Deep Dive: How the Court Reached Its Decision
Private Right of Action Under RULNA
The court determined that Pennsylvania's Revised Uniform Law on Notarial Acts (RULNA) did not imply a private right of action for individuals like the Smiths. The court noted that neither RULNA nor its predecessor explicitly provided for such a right, which is a critical factor in assessing legislative intent. The court highlighted that legislative intent is key to understanding whether a statute allows individuals to sue for violations. The Smiths attempted to cite a related case from Idaho to support their argument, but the court found it of limited relevance since the Idaho court did not address the presence of a private right of action. Furthermore, the court emphasized that the Pennsylvania General Assembly had not indicated any intention to create a private right of action in the text of the statute or its legislative history. The court concluded that the Smiths were not part of the intended beneficiary class of the statute, as RULNA aimed to regulate notarial practices rather than protect individual consumers. Thus, the court dismissed Count I of the Smiths' claims with prejudice, affirming that no private right existed under RULNA.

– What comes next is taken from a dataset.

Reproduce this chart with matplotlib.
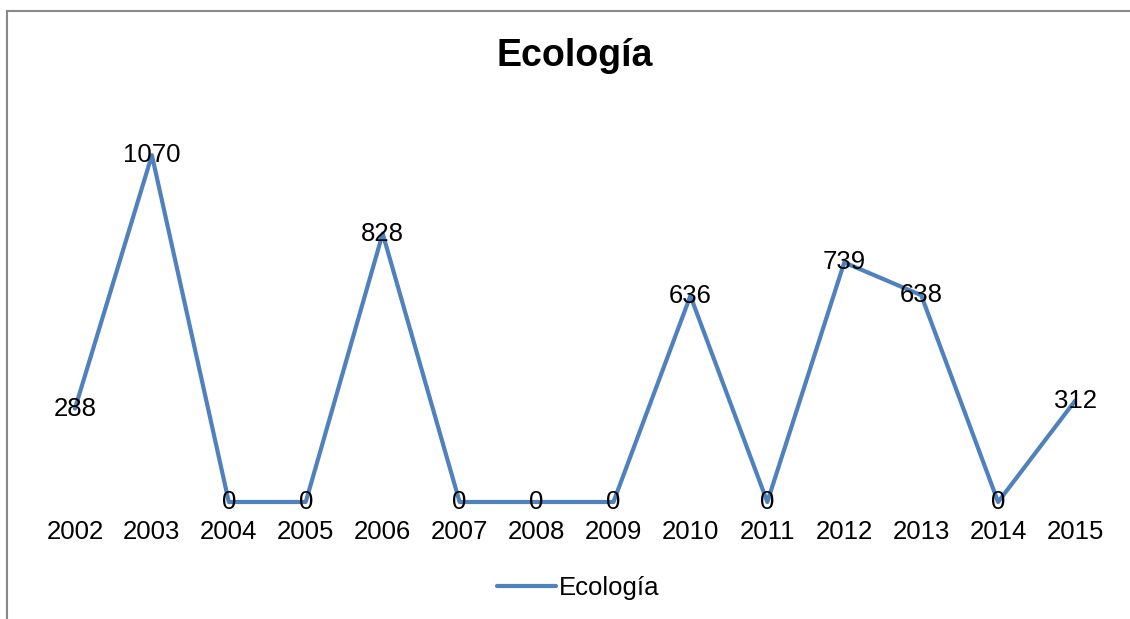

Application of the Voluntary Payment Doctrine
In evaluating the Smiths' claims, the court also applied the voluntary payment doctrine, which serves as a defense to recovery when a payment has been made voluntarily with full knowledge of the facts. The court noted that the Smiths had received a Closing Disclosure that clearly stated the $225 notary fee charged by Radian, which they acknowledged was typical for notarial services associated with residential mortgage closings. The court found no allegations indicating that Radian had misrepresented the nature or legality of the fee, which was crucial because the voluntary payment doctrine precludes recovery when a payer is aware of the circumstances surrounding the payment. The Smiths attempted to argue that their payment was made under duress since notary services were required for the mortgage closing, but the court clarified that there was no evidence suggesting they were compelled to use Radian's services specifically. Additionally, the court highlighted that borrowers have the option to shop for certain services, further undermining the notion of duress. As a result, the court concluded that the Smiths had voluntarily made the payment, rendering their claims under unjust enrichment and the Unfair Trade Practices and Consumer Protection Law subject to dismissal.
Conclusion of Dismissal
Ultimately, the court granted Radian's motion to dismiss the Smiths' complaint in its entirety. Count I was dismissed with prejudice due to the lack of a private right of action under RULNA, while Counts II and III were dismissed without prejudice, allowing the Smiths the opportunity to amend their complaint. However, the court cautioned the Smiths against merely reasserting previously stated facts without introducing new information. The dismissal was based on the clear legal principles established regarding both the interpretation of the statute and the application of the voluntary payment doctrine. The court's decision emphasized the importance of legislative intent and the conditions under which individuals may seek recovery for fees paid in transactions involving regulated services. Consequently, the ruling underscored the necessity for plaintiffs to demonstrate not only the violation of a law but also their standing to sue based on the statutory provisions and applicable defenses.